“Millenials should forget retirement and at least the word pension,” says George Critchley, Chairman at True Bearing Chartered Financial Planners.

Retirement is an old-fashioned concept, and pension is a word that has become tainted.

Let’s look at matters differently. Retirement used to be STOP work at 65 (men) and 60 (women). Receive the state pension and occupational pension and live for a few years till illness and age and inflation catch up. The have’s after retirement were those lucky enough to have many years in an occupational pension scheme. The have-nots didn’t.

The state pension today is an income that is below the poverty line.

Pensions are viewed with suspicion by the public. Numerous scandals from Robert Maxwell misappropriating his employees’ funds, to the most recent difficulties for British Steelworkers, have lead to mistrust. Successive governments constant tinkering has confused everyone. The future, for millennials, when considering putting money away for the long-term future, starts today. The job and skills market is changing at an incredible rate. Employees have to be prepared to change, retrain, produce, then change, retrain and produce again. This cycle may repeat itself several times during a working life.

Recent press publicity tells us that the government National Insurance pot that funds the state pension is running low. Demographics in the UK are working against the millennials. The ratio of over 60’s to under 30’s means fewer are contributing to a pot that has more hands dipping into it. The government has no choice but to push back the age when it pays out. 66 by 2020, 67 by ….., 68 by……. What next? Today, an increasing number of retirees are not stopping at 65 or 60. They are healthier than previous generations. Healthcare technology is improving in bounds.
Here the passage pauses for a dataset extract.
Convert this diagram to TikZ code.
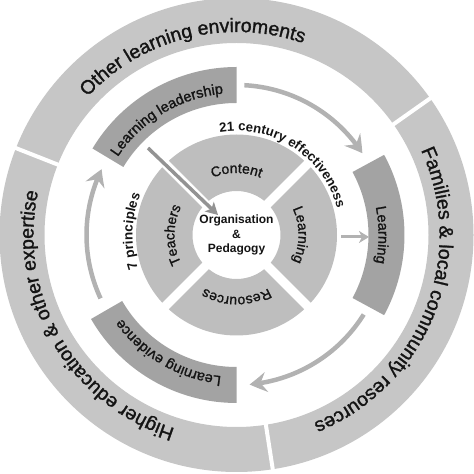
\documentclass[tikz,border=0pt]{standalone}
\usepackage{fontspec}
\setmainfont{Liberation Sans}
\newfontfamily\medfont{Liberation Sans}[FakeBold=1.3]
\usetikzlibrary{decorations.text, arrows.meta, bending, calc}
\definecolor{outerc}{RGB}{198,198,198}
\definecolor{midc}{RGB}{163,163,163}
\definecolor{innerc}{RGB}{190,190,190}
\definecolor{arrowc}{RGB}{178,178,178}
\definecolor{textc}{RGB}{20,20,20}
\newcommand{\annseg}[5]{%
  \fill[#1] ($(c)+(#2:#5)$) arc[start angle=#2, end angle=#3, radius=#5]
    -- ($(c)+(#3:#4)$) arc[start angle=#3, end angle=#2, radius=#4] -- cycle;}
\newcommand{\arctext}[5]{%
  \path[decorate, decoration={text along path, text align=center, text color=textc,
    text={|#4\fontsize{#3}{#3}\selectfont|#5}}]
    ($(c)+(#1+85:#2)$) arc[start angle=#1+85, end angle=#1-85, radius=#2];}
\tikzset{
  ringarrow/.style={draw=arrowc, line width=4.5, -{Stealth[length=17, width=20, inset=6, bend]}},
  smallarrow/.style={draw=arrowc, line width=3, -{Stealth[length=10, width=12, inset=3]}},
  diagarrow/.style={draw=midc!90!black, line width=3.5, -{Stealth[length=12, width=13, inset=3]}},
  gapline/.style={draw=white, line width=#1},
  centertext/.style={circle, fill=none, minimum size=88, inner sep=0, align=center,
    text=textc, font=\bfseries\fontsize{12}{14.5}\selectfont}
}
\begin{document}
\begin{tikzpicture}[x=1pt, y=1pt]
\useasboundingbox (0,0) rectangle (474,474);
\coordinate (c) at (236.5,239);
% outer ring
\annseg{outerc}{0}{360}{192}{237}
\foreach \a in {158.5,35.2,-81.2}{
  \draw[gapline=4] ($(c)+(\a:188)$) -- ($(c)+(\a:240)$);}
% middle ring segments
\annseg{midc}{149}{90}{132}{168}
\annseg{midc}{28.5}{-28.5}{132}{168}
\annseg{midc}{210}{270}{132}{168}
% inner ring
\annseg{innerc}{0}{360}{44}{100.5}
\foreach \a in {45,135,225,315}{
  \draw[gapline=9] ($(c)+(\a:40)$) -- ($(c)+(\a:104)$);}
% center node
\node[centertext] (org) at (c) {Organisation\\\&\\Pedagogy};
% ring arrows
\draw[ringarrow] ($(c)+(87:150)$) arc[start angle=87, end angle=33, radius=150];
\draw[ringarrow] ($(c)+(-32:150)$) arc[start angle=-32, end angle=-85, radius=150];
\draw[ringarrow] ($(c)+(205:150)$) arc[start angle=205, end angle=154, radius=150];
% straight arrows
\coordinate (llfoot) at (148,326);
\coordinate (orgtip) at (218,259);
\draw[diagarrow] (llfoot) -- (orgtip);
\coordinate (inright) at (341,237);
\coordinate (learnleft) at (369,237);
\draw[smallarrow] (inright) -- (learnleft);
% outer texts
\arctext{104}{203}{19.5}{\medfont}{Other learning enviroments}
\arctext{-21.5}{203}{19.5}{\medfont}{Families {\&} local community resources}
\arctext{210}{203}{19.5}{\medfont}{Higher education {\&} other expertise}
% middle texts
\arctext{121}{142}{14.5}{\medfont}{Learning leadership}
\arctext{0}{142}{14.5}{\medfont}{Learning}
\arctext{240}{142}{14.5}{\medfont}{Learning evidence}
\arctext{57}{104}{13.2}{\bfseries}{21 century effectiveness}
\arctext{178}{104}{13.5}{\bfseries}{7 principles}
% inner texts
\arctext{90}{62}{14}{\medfont}{Content}
\arctext{0}{62}{14}{\medfont}{Learning}
\arctext{270}{62}{14}{\medfont}{Resources}
\arctext{180}{62}{14}{\medfont}{Teachers}
\end{tikzpicture}
\end{document}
That final 25-30% of their lives offers new possibilities. Part-time or periodic work projects, not only benefit the country, but also the individual. A purpose in life improves the quality. Years of experience can be passed on.

What is needed is a large bucket of money, built over the years, with the encouragement of some tax reliefs. This bucket has to be contributed to by both the individual and their employer. Each must put in a minimum percentage of salary. Access to the bucket should only be available later in life.

When money is taken out of the bucket there should be further tax reliefs. Money should be able to come out on an ad hoc basis to match the individual’s needs. The money in the bucket should be able to grow with tax reliefs to enable better growth potential. The bucket should be able to pass to the buckets of the next of kin in the event of death.

Hey, you’re thinking isn’t that a pension? Yes, it is. What you want and need already exists. What doesn’t exist is understanding of this fact with the UK public.

“The politicians have just got to stop tinkering,” says George. “If we don’t understand something we are all reluctant to participate. Let’s take pensions out of their hands. We can then all plan for the future with confidence.”